Onkar Ghate published an excellent essay on the joy of Christmas in US News and World Report. It begins:
I’m an atheist, and I love Christmas. If you think that’s a contradiction, think again.
Do you remember as a child composing wish lists of things you genuinely valued, thought you deserved, and knew would bring you pleasure? Do you remember eagerly awaiting the arrival of Christmas morning and the new bike, book, or chemistry set you were hoping for? That childhood feeling captures the spirit of Christmas and explains why so many of us look forward to the season each year.

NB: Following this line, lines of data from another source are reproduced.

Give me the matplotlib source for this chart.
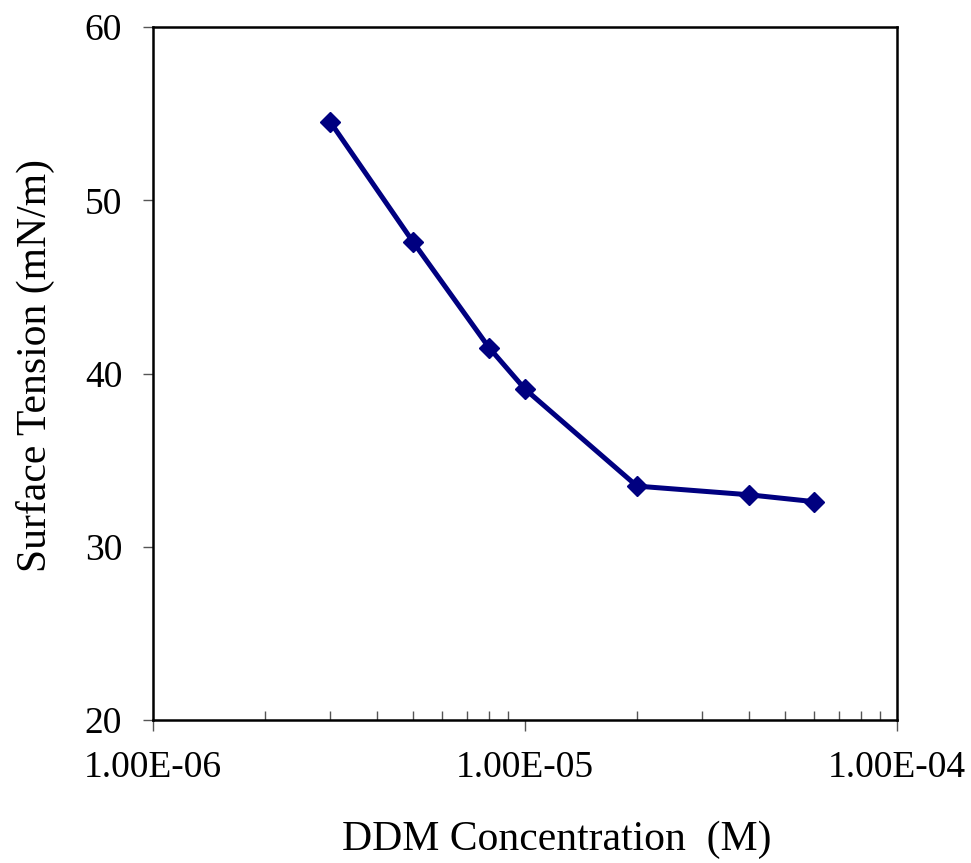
import matplotlib
matplotlib.use("Agg")
import matplotlib.pyplot as plt
from matplotlib.ticker import LogLocator, FixedLocator, NullFormatter

# DDM concentration (M) vs surface tension (mN/m)
concentration = [3e-6, 5e-6, 8e-6, 1e-5, 2e-5, 4e-5, 6e-5]
surface_tension = [54.5, 47.6, 41.5, 39.1, 33.5, 33.0, 32.6]

x_ticks = [1e-6, 1e-5, 1e-4]
x_tick_labels = ["1.00E-06", "1.00E-05", "1.00E-04"]
y_ticks = [20, 30, 40, 50, 60]

plt.rcParams["font.family"] = ["Liberation Serif", "DejaVu Serif"]

fig = plt.figure(figsize=(9.71, 8.63), dpi=100)
ax = fig.add_axes([153 / 971, 1 - 720 / 863, (897 - 153) / 971, (720 - 27) / 863])

ax.plot(concentration, surface_tension, color="#000080", lw=3.6,
        marker="D", ms=10, mfc="#000080", mec="#000080")

ax.set_xscale("log")
ax.set_xlim(1e-6, 1e-4)
ax.set_ylim(20, 60)

ax.xaxis.set_major_locator(FixedLocator(x_ticks))
ax.set_xticklabels(x_tick_labels)
ax.xaxis.set_minor_locator(LogLocator(base=10, subs=range(2, 10)))
ax.xaxis.set_minor_formatter(NullFormatter())
ax.set_yticks(y_ticks)

ax.tick_params(axis="x", which="major", direction="out", length=8, width=1,
               color="#555555", labelsize=27, pad=14)
ax.tick_params(axis="x", which="minor", direction="in", length=6.5, width=1,
               color="#555555")
ax.tick_params(axis="y", which="major", direction="out", length=7.2, width=1,
               color="#555555", labelsize=27, pad=15)

for side in ax.spines.values():
    side.set_linewidth(1.8)
    side.set_color("black")

ax.set_xlabel("DDM Concentration  (M)", fontsize=30)
ax.xaxis.set_label_coords(0.543, -0.145)
ax.set_ylabel("Surface Tension (mN/m)", fontsize=30)
ax.yaxis.set_label_coords(-0.132, 0.512)

fig.savefig("out.png", dpi=100, facecolor="white")
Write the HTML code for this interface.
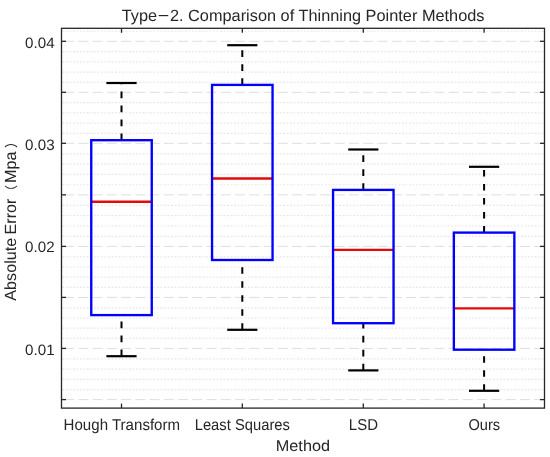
<!DOCTYPE html><html><head><meta charset="utf-8"><style>html,body{margin:0;padding:0;background:#fff;}svg{display:block;text-rendering:geometricPrecision;}text{font-family:"Liberation Sans","Noto Sans CJK SC",sans-serif;fill:#262626;}</style></head><body>
<svg width="550" height="457" viewBox="0 0 550 457">
<rect width="550" height="457" fill="#fff"/>
<line x1="62.5" y1="389.56" x2="543.5" y2="389.56" stroke="#ebe3e6" stroke-width="1.2" stroke-dasharray="1.75 1.75"/>
<line x1="62.5" y1="379.32" x2="543.5" y2="379.32" stroke="#ebe3e6" stroke-width="1.2" stroke-dasharray="1.75 1.75"/>
<line x1="62.5" y1="369.08" x2="543.5" y2="369.08" stroke="#ebe3e6" stroke-width="1.2" stroke-dasharray="1.75 1.75"/>
<line x1="62.5" y1="358.84" x2="543.5" y2="358.84" stroke="#ebe3e6" stroke-width="1.2" stroke-dasharray="1.75 1.75"/>
<line x1="62.5" y1="338.40" x2="543.5" y2="338.40" stroke="#ebe3e6" stroke-width="1.2" stroke-dasharray="1.75 1.75"/>
<line x1="62.5" y1="328.20" x2="543.5" y2="328.20" stroke="#ebe3e6" stroke-width="1.2" stroke-dasharray="1.75 1.75"/>
<line x1="62.5" y1="318.00" x2="543.5" y2="318.00" stroke="#ebe3e6" stroke-width="1.2" stroke-dasharray="1.75 1.75"/>
<line x1="62.5" y1="307.80" x2="543.5" y2="307.80" stroke="#ebe3e6" stroke-width="1.2" stroke-dasharray="1.75 1.75"/>
<line x1="62.5" y1="287.40" x2="543.5" y2="287.40" stroke="#ebe3e6" stroke-width="1.2" stroke-dasharray="1.75 1.75"/>
<line x1="62.5" y1="277.20" x2="543.5" y2="277.20" stroke="#ebe3e6" stroke-width="1.2" stroke-dasharray="1.75 1.75"/>
<line x1="62.5" y1="267.00" x2="543.5" y2="267.00" stroke="#ebe3e6" stroke-width="1.2" stroke-dasharray="1.75 1.75"/>
<line x1="62.5" y1="256.80" x2="543.5" y2="256.80" stroke="#ebe3e6" stroke-width="1.2" stroke-dasharray="1.75 1.75"/>
<line x1="62.5" y1="236.29" x2="543.5" y2="236.29" stroke="#ebe3e6" stroke-width="1.2" stroke-dasharray="1.75 1.75"/>
<line x1="62.5" y1="225.98" x2="543.5" y2="225.98" stroke="#ebe3e6" stroke-width="1.2" stroke-dasharray="1.75 1.75"/>
<line x1="62.5" y1="215.67" x2="543.5" y2="215.67" stroke="#ebe3e6" stroke-width="1.2" stroke-dasharray="1.75 1.75"/>
<line x1="62.5" y1="205.36" x2="543.5" y2="205.36" stroke="#ebe3e6" stroke-width="1.2" stroke-dasharray="1.75 1.75"/>
<line x1="62.5" y1="184.74" x2="543.5" y2="184.74" stroke="#ebe3e6" stroke-width="1.2" stroke-dasharray="1.75 1.75"/>
<line x1="62.5" y1="174.43" x2="543.5" y2="174.43" stroke="#ebe3e6" stroke-width="1.2" stroke-dasharray="1.75 1.75"/>
<line x1="62.5" y1="164.12" x2="543.5" y2="164.12" stroke="#ebe3e6" stroke-width="1.2" stroke-dasharray="1.75 1.75"/>
<line x1="62.5" y1="153.81" x2="543.5" y2="153.81" stroke="#ebe3e6" stroke-width="1.2" stroke-dasharray="1.75 1.75"/>
<line x1="62.5" y1="133.30" x2="543.5" y2="133.30" stroke="#ebe3e6" stroke-width="1.2" stroke-dasharray="1.75 1.75"/>
<line x1="62.5" y1="123.10" x2="543.5" y2="123.10" stroke="#ebe3e6" stroke-width="1.2" stroke-dasharray="1.75 1.75"/>
<line x1="62.5" y1="112.90" x2="543.5" y2="112.90" stroke="#ebe3e6" stroke-width="1.2" stroke-dasharray="1.75 1.75"/>
<line x1="62.5" y1="102.70" x2="543.5" y2="102.70" stroke="#ebe3e6" stroke-width="1.2" stroke-dasharray="1.75 1.75"/>
<line x1="62.5" y1="82.30" x2="543.5" y2="82.30" stroke="#ebe3e6" stroke-width="1.2" stroke-dasharray="1.75 1.75"/>
<line x1="62.5" y1="72.10" x2="543.5" y2="72.10" stroke="#ebe3e6" stroke-width="1.2" stroke-dasharray="1.75 1.75"/>
<line x1="62.5" y1="61.90" x2="543.5" y2="61.90" stroke="#ebe3e6" stroke-width="1.2" stroke-dasharray="1.75 1.75"/>
<line x1="62.5" y1="51.70" x2="543.5" y2="51.70" stroke="#ebe3e6" stroke-width="1.2" stroke-dasharray="1.75 1.75"/>
<line x1="62.5" y1="31.26" x2="543.5" y2="31.26" stroke="#ebe3e6" stroke-width="1.2" stroke-dasharray="1.75 1.75"/>
<line x1="62.5" y1="399.60" x2="543.5" y2="399.60" stroke="#dedede" stroke-width="1.0" stroke-dasharray="10 4.24" stroke-dashoffset="12.58"/>
<line x1="62.5" y1="348.40" x2="543.5" y2="348.40" stroke="#dedede" stroke-width="1.0" stroke-dasharray="10 4.24" stroke-dashoffset="12.58"/>
<line x1="62.5" y1="297.40" x2="543.5" y2="297.40" stroke="#dedede" stroke-width="1.0" stroke-dasharray="10 4.24" stroke-dashoffset="12.58"/>
<line x1="62.5" y1="246.40" x2="543.5" y2="246.40" stroke="#dedede" stroke-width="1.0" stroke-dasharray="10 4.24" stroke-dashoffset="12.58"/>
<line x1="62.5" y1="194.85" x2="543.5" y2="194.85" stroke="#dedede" stroke-width="1.0" stroke-dasharray="10 4.24" stroke-dashoffset="12.58"/>
<line x1="62.5" y1="143.30" x2="543.5" y2="143.30" stroke="#dedede" stroke-width="1.0" stroke-dasharray="10 4.24" stroke-dashoffset="12.58"/>
<line x1="62.5" y1="92.30" x2="543.5" y2="92.30" stroke="#dedede" stroke-width="1.0" stroke-dasharray="10 4.24" stroke-dashoffset="12.58"/>
<line x1="62.5" y1="41.30" x2="543.5" y2="41.30" stroke="#dedede" stroke-width="1.0" stroke-dasharray="10 4.24" stroke-dashoffset="12.58"/>
<line x1="121.5" y1="140.2" x2="121.5" y2="83.0" stroke="#000" stroke-width="2" stroke-dasharray="6.6 7.4"/>
<line x1="121.5" y1="356.2" x2="121.5" y2="315.1" stroke="#000" stroke-width="2" stroke-dasharray="6.6 7.4"/>
<line x1="106.4" y1="83.0" x2="136.6" y2="83.0" stroke="#000" stroke-width="2.2"/>
<line x1="106.4" y1="356.2" x2="136.6" y2="356.2" stroke="#000" stroke-width="2.2"/>
<line x1="91.25" y1="201.8" x2="151.75" y2="201.8" stroke="#e40a0a" stroke-width="2.4"/>
<rect x="91.25" y="140.2" width="60.5" height="174.90000000000003" fill="none" stroke="#0000ff" stroke-width="2.35"/>
<line x1="242.3" y1="84.9" x2="242.3" y2="45.2" stroke="#000" stroke-width="2" stroke-dasharray="6.6 7.4"/>
<line x1="242.3" y1="329.8" x2="242.3" y2="260.0" stroke="#000" stroke-width="2" stroke-dasharray="6.6 7.4"/>
<line x1="227.20000000000002" y1="45.2" x2="257.40000000000003" y2="45.2" stroke="#000" stroke-width="2.2"/>
<line x1="227.20000000000002" y1="329.8" x2="257.40000000000003" y2="329.8" stroke="#000" stroke-width="2.2"/>
<line x1="212.05" y1="178.5" x2="272.55" y2="178.5" stroke="#e40a0a" stroke-width="2.4"/>
<rect x="212.05" y="84.9" width="60.5" height="175.1" fill="none" stroke="#0000ff" stroke-width="2.35"/>
<line x1="363.3" y1="189.9" x2="363.3" y2="149.5" stroke="#000" stroke-width="2" stroke-dasharray="6.6 7.4"/>
<line x1="363.3" y1="370.4" x2="363.3" y2="323.2" stroke="#000" stroke-width="2" stroke-dasharray="6.6 7.4"/>
<line x1="348.2" y1="149.5" x2="378.40000000000003" y2="149.5" stroke="#000" stroke-width="2.2"/>
<line x1="348.2" y1="370.4" x2="378.40000000000003" y2="370.4" stroke="#000" stroke-width="2.2"/>
<line x1="333.05" y1="249.9" x2="393.55" y2="249.9" stroke="#e40a0a" stroke-width="2.4"/>
<rect x="333.05" y="189.9" width="60.5" height="133.29999999999998" fill="none" stroke="#0000ff" stroke-width="2.35"/>
<line x1="484.1" y1="232.6" x2="484.1" y2="166.8" stroke="#000" stroke-width="2" stroke-dasharray="6.6 7.4"/>
<line x1="484.1" y1="390.8" x2="484.1" y2="349.7" stroke="#000" stroke-width="2" stroke-dasharray="6.6 7.4"/>
<line x1="469.0" y1="166.8" x2="499.20000000000005" y2="166.8" stroke="#000" stroke-width="2.2"/>
<line x1="469.0" y1="390.8" x2="499.20000000000005" y2="390.8" stroke="#000" stroke-width="2.2"/>
<line x1="453.85" y1="308.4" x2="514.35" y2="308.4" stroke="#e40a0a" stroke-width="2.4"/>
<rect x="453.85" y="232.6" width="60.5" height="117.1" fill="none" stroke="#0000ff" stroke-width="2.35"/>
<rect x="61.5" y="28.3" width="483.0" height="379.8" fill="none" stroke="#262626" stroke-width="1.3"/>
<line x1="61.5" y1="399.60" x2="66.0" y2="399.60" stroke="#262626" stroke-width="1.3"/>
<line x1="544.5" y1="399.60" x2="540.0" y2="399.60" stroke="#262626" stroke-width="1.3"/>
<line x1="61.5" y1="348.40" x2="66.0" y2="348.40" stroke="#262626" stroke-width="1.3"/>
<line x1="544.5" y1="348.40" x2="540.0" y2="348.40" stroke="#262626" stroke-width="1.3"/>
<line x1="61.5" y1="297.40" x2="66.0" y2="297.40" stroke="#262626" stroke-width="1.3"/>
<line x1="544.5" y1="297.40" x2="540.0" y2="297.40" stroke="#262626" stroke-width="1.3"/>
<line x1="61.5" y1="246.40" x2="66.0" y2="246.40" stroke="#262626" stroke-width="1.3"/>
<line x1="544.5" y1="246.40" x2="540.0" y2="246.40" stroke="#262626" stroke-width="1.3"/>
<line x1="61.5" y1="194.85" x2="66.0" y2="194.85" stroke="#262626" stroke-width="1.3"/>
<line x1="544.5" y1="194.85" x2="540.0" y2="194.85" stroke="#262626" stroke-width="1.3"/>
<line x1="61.5" y1="143.30" x2="66.0" y2="143.30" stroke="#262626" stroke-width="1.3"/>
<line x1="544.5" y1="143.30" x2="540.0" y2="143.30" stroke="#262626" stroke-width="1.3"/>
<line x1="61.5" y1="92.30" x2="66.0" y2="92.30" stroke="#262626" stroke-width="1.3"/>
<line x1="544.5" y1="92.30" x2="540.0" y2="92.30" stroke="#262626" stroke-width="1.3"/>
<line x1="61.5" y1="41.30" x2="66.0" y2="41.30" stroke="#262626" stroke-width="1.3"/>
<line x1="544.5" y1="41.30" x2="540.0" y2="41.30" stroke="#262626" stroke-width="1.3"/>
<line x1="121.5" y1="408.1" x2="121.5" y2="403.6" stroke="#262626" stroke-width="1.3"/>
<line x1="121.5" y1="28.3" x2="121.5" y2="32.8" stroke="#262626" stroke-width="1.3"/>
<line x1="242.3" y1="408.1" x2="242.3" y2="403.6" stroke="#262626" stroke-width="1.3"/>
<line x1="242.3" y1="28.3" x2="242.3" y2="32.8" stroke="#262626" stroke-width="1.3"/>
<line x1="363.3" y1="408.1" x2="363.3" y2="403.6" stroke="#262626" stroke-width="1.3"/>
<line x1="363.3" y1="28.3" x2="363.3" y2="32.8" stroke="#262626" stroke-width="1.3"/>
<line x1="484.1" y1="408.1" x2="484.1" y2="403.6" stroke="#262626" stroke-width="1.3"/>
<line x1="484.1" y1="28.3" x2="484.1" y2="32.8" stroke="#262626" stroke-width="1.3"/>
<text id="title" y="20.6" font-size="16.3"><tspan id="t_type" x="121.8">Type</tspan><tspan id="t_minus" x="157.65" textLength="11.42" lengthAdjust="spacingAndGlyphs">−</tspan><tspan id="t_rest" x="169.9" textLength="314.56" lengthAdjust="spacing">2. Comparison of Thinning Pointer Methods</tspan></text>
<text id="gy4" transform="translate(25.1,48) scale(1.01,1)" font-size="15"><tspan id="y4" x="0">0.04</tspan></text>
<text id="gy3" transform="translate(25.1,150) scale(1.01,1)" font-size="15"><tspan id="y3" x="0">0.03</tspan></text>
<text id="gy2" transform="translate(25.1,252.2) scale(1.01,1)" font-size="15"><tspan id="y2" x="0">0.02</tspan></text>
<text id="gy1" transform="translate(25.1,354.9) scale(1.01,1)" font-size="15"><tspan id="y1" x="0">0.01</tspan></text>
<text id="gx0" transform="translate(63.6,429.9) scale(1.0050,1.05)" font-size="15"><tspan id="x0" x="0">Hough Transform</tspan></text>
<text id="gx1" transform="translate(194.7,429.9) scale(0.9840,1.05)" font-size="15"><tspan id="x1" x="0">Least Squares</tspan></text>
<text id="gx2" transform="translate(348.8,429.9) scale(1.0000,1.05)" font-size="15"><tspan id="x2" x="0">LSD</tspan></text>
<text id="gx3" transform="translate(468.4,429.9) scale(0.9740,1.05)" font-size="15"><tspan id="x3" x="0">Ours</tspan></text>
<text id="gxl" transform="translate(275.8,450.8) scale(1.042,1)" font-size="15.6"><tspan id="xl" x="0">Method</tspan></text>
<text id="ylab" transform="translate(16.3,0) rotate(-90)" font-size="16.2"><tspan id="yl_abs" x="-300.7" y="0">Absolute </tspan><tspan id="yl_err" x="-234.55" y="0">Error</tspan><tspan id="yl_lp" x="-198.1" y="0" font-size="13.2" font-family="Noto Sans CJK SC">（</tspan><tspan id="yl_mpa" x="-183.0" y="0">Mpa</tspan><tspan id="yl_rp" x="-148.1" y="0" font-size="13.2" font-family="Noto Sans CJK SC">）</tspan></text>
</svg></body></html>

That joyful spirit of Christmas, Ghate argues, is part and parcel of a commercial Christmas. It’s nowhere to be found in a truly Christian Christmas.
As someone who felt rather overwhelmed this holiday season, I appreciated Ghate’s explicit rejection of the all-too-common duty-based approach to Christmas toward the end of his essay:
It’s not uncommon today to hear people say Christmas is their most stressful period. Pressed for time (and this year probably for money, too), they feel there are just too many lights to put up, meals to cook, and gifts to buy. Seeking something to blame, they blame the commercialism of the season. But there is no commandment, “Thou shall buy a present for everyone you know.” This is the religious mentality of duty rearing its ugly head again. Do and buy only that which you can truly afford and enjoy; there are myriad ways to celebrate with loved ones without spending a cent.
Take some time to enjoy a mug of hot cocoa while staring at the pretty lights and decorations on your Christmas tree. Enjoy time with beloved family members and friends. Reflect on your accomplishments for the year. Look forward to 2010. Most of all, take a deep breath and enjoy your holidays in the most selfish way you can!